Non-compete agreements are another standard feature. Sellers routinely agree not to compete with the business they just sold, typically within a defined geographic area for a specified period. Courts evaluate these covenants under a reasonableness standard, but the bar for enforcing a non-compete attached to a business sale is generally easier to meet than one in an employment agreement. Buyers negotiating these provisions should ensure the restrictions are specific enough to be enforceable and broad enough to actually protect the investment.

Closing and Post-Closing Steps

Execution and Payment

Closing typically involves both sides signing the asset purchase agreement, the bill of sale, and all ancillary transfer documents simultaneously. The buyer should confirm that every condition in the agreement has been met before authorizing payment. Funds usually move by wire transfer, with fees at major banks generally running $25 to $35 for a domestic outgoing transfer. For larger deals, an escrow agent holds the purchase price until both sides confirm that closing conditions are satisfied, adding a layer of protection against one party failing to perform.

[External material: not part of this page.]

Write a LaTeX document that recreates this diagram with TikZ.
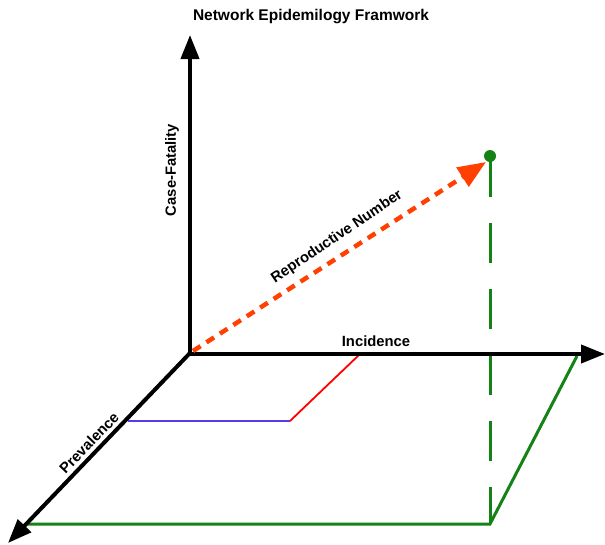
\documentclass[tikz,border=0pt]{standalone}
\usepackage{fontspec}
\setmainfont{Liberation Sans}
\usetikzlibrary{arrows.meta}
\definecolor{axisgreen}{RGB}{20,130,20}
\definecolor{rnred}{RGB}{255,64,0}
\definecolor{prevblue}{RGB}{85,60,235}
\begin{document}
\begin{tikzpicture}[x=1pt,y=-1pt,
  lbl/.style={font=\bfseries\fontsize{14.8}{17}\selectfont, inner sep=0pt},
  axisline/.style={line width=4pt,-{Triangle[length=24pt,width=18pt]}},
  greenline/.style={axisgreen,line width=3pt},
  thinline/.style={line width=1.8pt}]
\useasboundingbox (0,0) rectangle (605,544);
\coordinate (O) at (190,353);
\coordinate (Ob) at (188,354);
\coordinate (Zt) at (190,35);
\coordinate (Xt) at (605,354);
\coordinate (Yt) at (8,543);
\coordinate (G1) at (28,524);
\coordinate (G2) at (490,524);
\coordinate (G3) at (577,356);
\coordinate (Gtop) at (490,157);
\coordinate (B1) at (128,421);
\coordinate (B2) at (290,421);
\coordinate (R2) at (360,354);
\coordinate (Rs) at (193,351);
\coordinate (Rt) at (486,162);
% base parallelogram
\draw[greenline] (G1) -- (G2) -- (G3);
\draw[greenline, dash pattern=on 40pt off 26pt] (Gtop) -- (G2);
\fill[axisgreen] (490,156) circle (6pt) node (P) {};
% inner lines
\draw[thinline, prevblue] (B1) -- (B2);
\draw[thinline, red] (B2) -- (R2);
% axes
\draw[axisline] (O) -- (Zt);
\draw[axisline] (Ob) -- (Xt);
\draw[axisline] (O) -- (Yt);
% reproductive number arrow
\draw[rnred, line width=4.5pt, dash pattern=on 9pt off 7pt, -{Triangle[length=28pt,width=22pt]}] (Rs) -- (Rt);
% labels
\node[lbl, font=\bfseries\fontsize{15.5}{18}\selectfont] (title) at (311,17) {Network Epidemilogy Framwork};
\node[lbl, rotate=90] (cf) at (172,170) {Case-Fatality};
\node[lbl] (inc) at (376,341) {Incidence};
\node[lbl, rotate=34] (rn) at (337,237) {Reproductive Number};
\node[lbl, rotate=46] (prev) at (89,443) {Prevalence};
\end{tikzpicture}
\end{document}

Recording and Registration

Once the documents are signed and funds have moved, the buyer needs to perfect ownership through public filings. Real estate deeds must be recorded at the county land office. Vehicle titles need to be transferred at the relevant motor vehicle agency. Trademark and patent assignments should be recorded with the USPTO. Each of these filings carries its own fees, and recording fees for real estate vary based on the property value and local rules.

Regulatory and Administrative Updates

Post-closing obligations extend beyond just recording ownership. The buyer may need to update business licenses, permits, and tax registrations to reflect the new ownership. If the acquired assets are located in a state where the buyer isn’t already authorized to do business, the buyer may need to register as a foreign entity in that state. Operating without that registration can result in fines and an inability to enforce contracts in that state’s courts.

Insurance coverage needs to be in place from the moment of closing. The buyer should have policies covering the acquired assets, general liability, and workers’ compensation for any employees before taking possession. Gaps in coverage, even for a single day, can be catastrophic if something goes wrong during the transition.